Gifted/ Twice Exceptional
Gifted & Twice-Exceptional Learners
Being gifted doesn't always look the way people expect. Some of the brightest students are also the most misunderstood, struggling in school despite obvious intelligence, labeled as lazy or unmotivated, or quietly falling behind while everyone assumes they're fine. These students are often described as twice-exceptional, or 2e, meaning they are both intellectually gifted and have a co-occurring learning difference such as ADHD, dyslexia, autism spectrum disorder, or another neurodevelopmental condition.
The term "twice-exceptional" captures something important: these students experience the world in two directions at once. Their strengths are real. Their challenges are real.
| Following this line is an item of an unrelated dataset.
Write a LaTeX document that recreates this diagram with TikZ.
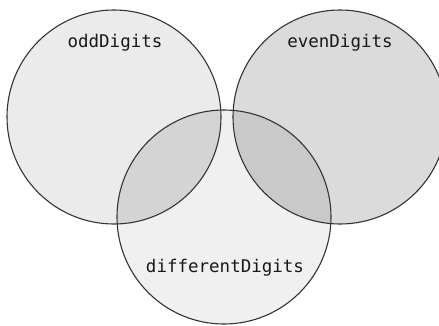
\documentclass[tikz,border=0pt]{standalone}
\usepackage{fontspec}
\newfontfamily\monofont{DejaVu Sans Mono}
\begin{document}
\begin{tikzpicture}[x=1pt,y=-1pt,
  setcircle/.style={circle, draw=none, inner sep=0pt, minimum size=214pt},
  outline/.style={draw=black!80, line width=1.1pt},
  setlabel/.style={font=\monofont\fontsize{17.5}{20}\selectfont, text=black!90}]
\useasboundingbox[fill=white] (0,0) rectangle (439,325);
\node[setcircle, fill=black!8] (odd) at (114,117) {};
\node[setcircle, fill=black!14] (even) at (340,117) {};
\node[setcircle, fill=black!6] (diff) at (224,217) {};
\begin{scope}
  \clip (odd.center) circle (107);
  \fill[black!17] (diff.center) circle (107);
\end{scope}
\begin{scope}
  \clip (even.center) circle (107);
  \fill[black!21] (diff.center) circle (107);
\end{scope}
\draw[outline] (odd.center) circle (107);
\draw[outline] (even.center) circle (107);
\draw[outline] (diff.center) circle (107);
\node[setlabel] (oddlbl) at (115,43) {oddDigits};
\node[setlabel] (evenlbl) at (340,43) {evenDigits};
\node[setlabel] (difflbl) at (225,268) {differentDigits};
\end{tikzpicture}
\end{document}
And the interaction between the two is what makes them so easy to miss.
Why are twice-exceptional students often unidentified?
Twice-exceptional students are frequently overlooked, not because no one is paying attention, but because the systems designed to identify struggle weren't built with them in mind. A student who scores in the superior range on some measures but significantly below average on others can confuse an evaluation process built to find straightforward patterns. Their gifts compensate for their challenges just enough to keep them out of the "concern" category, while their challenges prevent them from ever reaching their potential.
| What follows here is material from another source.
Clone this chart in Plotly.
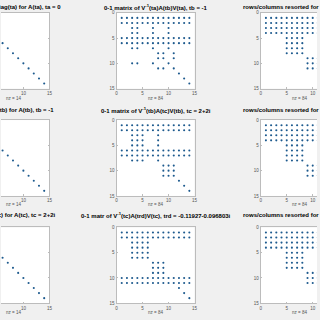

The result is a student who is bright enough that no one intervenes, but struggling enough that school feels exhausting, frustrating, and demoralizing. Common presentations include:
The student who is clearly intellectually capable but chronically disorganized, emotionally dysregulated, or socially out of step with peers
The child who reads far above grade level but can't get their ideas onto paper, or who excels verbally but falls apart on written tests
The student whose giftedness has masked a learning disability for years, identified as "not working to potential" rather than as someone who genuinely needs support
The adolescent who has compensated through sheer effort and intelligence, but is now burning out as academic demands outpace their coping strategies
Why a thorough evaluation matters
Standard school evaluations are not designed to identify twice-exceptionality. They assess individual domains in isolation and are primarily focused on eligibility for services rather than on understanding the full cognitive profile of a complex learner. A neuropsychological evaluation at Clary Clinic looks at the whole picture, including:
Comprehensive cognitive and intellectual assessment, including identification of both superior abilities and areas of significant weakness
Processing speed, working memory, executive functioning, and attention
Academic achievement across reading, writing, and mathematics
Emotional and behavioral functioning, including anxiety and self-concept
Assessment for co-occurring conditions such as ADHD, autism, or specific learning disabilities
This integrated approach produces recommendations that honor both sides of who a twice-exceptional student is, not just what they need support with, but what they're capable of when the right conditions are in place.
What evaluation makes possible
A clear, comprehensive evaluation opens doors that might otherwise be closed. It provides the documentation needed for school accommodations, IEP or 504 planning, and gifted programming. It gives students language for their own experience, which, for many, is quietly transformative. And it gives families and educators a roadmap for supporting a learner whose needs don't fit neatly into a single box.
Twice-exceptional students don't need less. They need the right kind of more.